Early Life and Education
Louis François Fleury was born on 24 May 1878 in Lyon and grew up with early exposure to Parisian musical culture through family visits to theater and opera. Music entered his life in modest ways, including his first lesson in song from a schoolmaster in his youth, and soon after he began developing instrumental proficiency with a piccolo and then a Boehm flute. In 1893 his family moved to Paris so that he could continue his training, leading to a professional debut in September 1894 and subsequent acceptance into Paul Taffanel’s flute studio after a second audition.
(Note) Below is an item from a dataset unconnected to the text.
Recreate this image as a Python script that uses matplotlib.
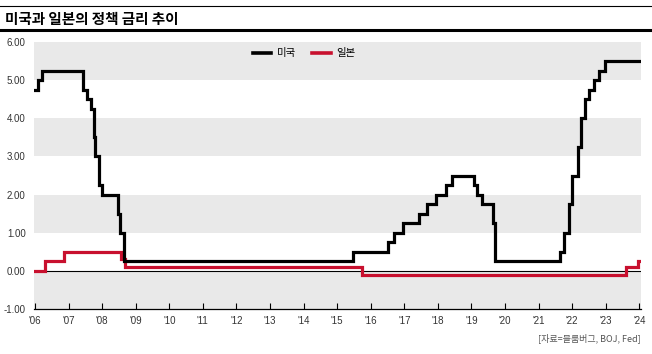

Fleury studied with Taffanel for five years, receiving a premier prix diploma in 1900 and performing the required concerto work of that year. Taffanel’s notes repeatedly emphasized Fleury’s musical refinement and his progress in overcoming nervousness. This formative period blended technical formation with an unusually attentive ear for tone and expression, setting a pattern that would later define both his playing and his editorial work.
Career
While still at the Conservatory, Fleury broadened his experience by playing in orchestras associated with major Parisian venues such as the Folies-Bergère and the Folies Dramatique. He later performed with prominent concert organizations, including groups associated with Reynaldo Hahn and Pierre Monteaux, and this early ensemble work helped him develop a strong command of ensemble blend before he focused increasingly on solo and small ensemble appearances. By 1902 he joined Georges Barrère’s chamber ensemble, the Société moderne d’instruments à vent, as second flute, positioning himself within the forward-looking wind-music community that aimed to expand repertoire.
In 1903 Fleury began touring as a soloist across Europe, and his reception was especially strong in England, where he appeared in more than forty concerts across two decades. That popularity reflected not only virtuosity but also a willingness to connect repertoire choices to musical character, balancing classical foundations with newer directions in performance practice. His touring life also extended beyond Europe: in 1905–06 he made his first trip to the United States with soprano Emma Calvé, providing obligato accompaniment and performing major works with other members of the touring company. Through these engagements, Fleury reinforced his reputation as both a reliable musical partner and an independent performer with a clear aesthetic.
In 1905 Fleury assumed leadership of the Société moderne d’instruments à vent after Barrère left for the New York Symphony Orchestra. The following year he founded the Société de Concerts d’autrefois, an ensemble dedicated to performing 17th- and 18th-century music on period instruments, aligning his professional identity with historical renewal. Even while committed to the period-instrument mission through his leadership and programming, he continued performing on the Boehm flute, reflecting a practical integration of modern virtuoso technique with the expressive possibilities he found in earlier repertoires.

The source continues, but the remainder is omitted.